Connection to this news: The fast-track FDI for rare earth and battery sector Chinese investment complements — rather than contradicts — India's broader critical minerals diplomacy; it fills the technology and capital gap that Western MSP partners cannot immediately provide, given China's overwhelming processing and manufacturing lead.
FDI Policy Architecture — Sectoral Caps, National Security, and Strategic Industries
India's FDI policy strikes a balance between attracting foreign capital and protecting strategic industries. The Consolidated FDI Policy (issued by DPIIT) specifies sector-by-sector caps and routes, with a residual category permitting 100% FDI under the automatic route.

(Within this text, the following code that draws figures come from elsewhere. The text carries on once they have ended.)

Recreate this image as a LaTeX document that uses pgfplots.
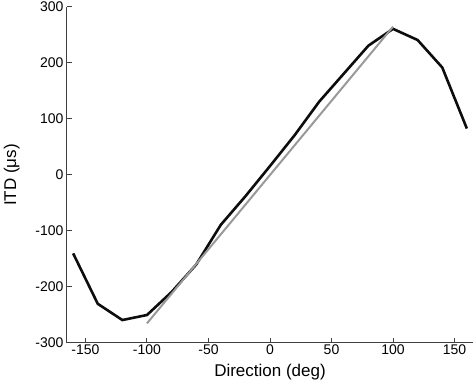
\documentclass[border=0pt]{standalone}
\usepackage{pgfplots}
\pgfplotsset{compat=1.18}
\usepackage{fontspec}
\setmainfont{Liberation Sans}
\begin{document}
\begin{tikzpicture}
\begin{axis}[
  name=ax,
  scale only axis,
  width=406pt, height=336pt,
  xmin=-165, xmax=165, ymin=-300, ymax=300,
  axis x line*=bottom, axis y line*=left,
  axis line style={black!75, line width=1pt, -},
  xtick={-150,-100,-50,0,50,100,150},
  ytick={-300,-200,-100,0,100,200,300},
  tick align=inside,
  major tick length=5pt,
  tick style={black!75, line width=1pt},
  /pgf/number format/assume math mode=true,
  tick label style={font=\fontsize{14}{16}\selectfont},
  xticklabel style={yshift=2pt},
  xlabel={Direction (deg)},
  ylabel={ITD (μs)},
  label style={font=\fontsize{17}{19}\selectfont},
  xlabel style={yshift=-3pt},
  ylabel style={yshift=9pt},
  clip=false,
]
\addplot[black!95, line width=2.6pt] coordinates {
(-160,-140) (-140,-230) (-120,-259) (-100,-250) (-80,-209) (-60,-160)
(-40,-89) (-20,-38) (0,16) (20,71) (40,131) (60,181) (80,231)
(100,261) (120,241) (140,192) (160,83)
};
\addplot[black!40, line width=2pt] coordinates {(-100,-265) (100,265)};
\end{axis}
\pgfresetboundingbox
\path (ax.south west) ++(-67pt,-48pt) rectangle (ax.north east);
\path (ax.north east) ++(1pt,7pt);
\end{tikzpicture}
\end{document}
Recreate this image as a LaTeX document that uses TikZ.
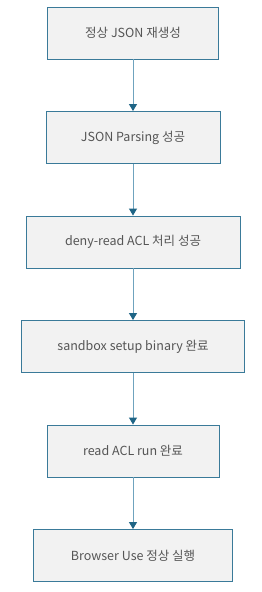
\documentclass[tikz,border=0pt]{standalone}
\usepackage{fontspec}
\setmainfont{Noto Sans CJK KR}
\usetikzlibrary{arrows.meta}
\definecolor{boxfill}{HTML}{F2F2F2}
\definecolor{boxline}{HTML}{3A7A99}
\definecolor{arrline}{HTML}{6FA3BE}
\definecolor{arrhead}{HTML}{1F6586}
\definecolor{txt}{HTML}{555555}
\begin{document}
\begin{tikzpicture}[x=1pt,y=1pt,
  stepbox/.style={draw=boxline, line width=0.9pt, fill=boxfill, minimum height=52pt, text=txt, font=\fontsize{12.5pt}{14pt}\selectfont, inner sep=0pt},
  flow/.style={draw=arrline, line width=1pt, -{Triangle[length=7pt,width=8pt,color=arrhead]}}]
\useasboundingbox (0,0) rectangle (262,-592);
\fill[white] (0,0) rectangle (262,-592);
\node[stepbox, minimum width=171pt] (a) at (133,-33) {정상 JSON 재생성};
\node[stepbox, minimum width=174pt] (b) at (133,-137.5) {JSON Parsing 성공};
\node[stepbox, minimum width=214pt] (c) at (133,-242) {deny-read ACL 처리 성공};
\node[stepbox, minimum width=223pt] (d) at (133,-346.5) {sandbox setup binary 완료};
\node[stepbox, minimum width=172pt] (e) at (133,-451) {read ACL run 완료};
\node[stepbox, minimum width=199pt] (f) at (133,-555.5) {Browser Use 정상 실행};
\draw[flow] (a) -- (b);
\draw[flow] (b) -- (c);
\draw[flow] (c) -- (d);
\draw[flow] (d) -- (e);
\draw[flow] (e) -- (f);
\end{tikzpicture}
\end{document}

National security considerations override economic incentives in certain sectors, and land-border country restrictions add an additional country-of-origin filter.
- The Foreign Investment Facilitation Portal (FIFP) is the single-window system for FDI filings under the government route; competent authority is either DPIIT or the relevant line ministry (e.g., MeitY for electronics, Ministry of Mines for REEs).
- FDI is prohibited in: atomic energy, lottery/gambling, real estate business (not construction), chit funds, nidhi companies, tobacco manufacturing.
- The new 60-day timeline for land-border country proposals is enforced through an interministerial process — security clearance from the Ministry of Home Affairs and Ministry of External Affairs is required before DPIIT approval, creating potential for timeline slippage.
- The 10% automatic route threshold for non-controlling stakes addresses the concern of Chinese portfolio investment creating indirect influence — stakes above 10%, or any stake that confers control, still require government approval.
Connection to this news: The fast-track list's deliberate exclusion of semiconductors (the sector most critical for national security and technological sovereignty) indicates that India's FDI liberalisation is carefully calibrated — economic benefit from Chinese manufacturing capital is permitted only where the strategic risk is assessed as manageable.
Key Facts & Data
- Fast-track sectors from land-border countries: Rare earth permanent magnets, rare earth processing, advanced battery components, capital goods, electronic capital goods, electronic components, polysilicon, ingot-wafer.
- Excluded from fast-track (still restricted): Semiconductors, defence, telecom.
- Approval timeline: 60 days from complete application for fast-track sectors.
- Automatic route threshold: Up to 10% non-controlling stake from land-border countries.
- China's global market share: ~91% rare earth separation, ~94% permanent magnet production.
- India's rare earth reserves: ~6.9 million tonnes (world's 5th-largest, USGS estimate).
- India's REE magnet manufacturing target: 6,000 TPA across five units by ~2028.
- PLI for ACC batteries: ₹18,100 crore for 50 GWh domestic capacity.
- Key legal framework: FEMA 1999, Press Note 3 (2020 as amended 2026), Consolidated FDI Policy.
- MMDR Act (1957, amended 2021/2023): Governs mineral mining; AMD controls monazite (thorium-bearing REE mineral).
- India joined Minerals Security Partnership (MSP) in 2023.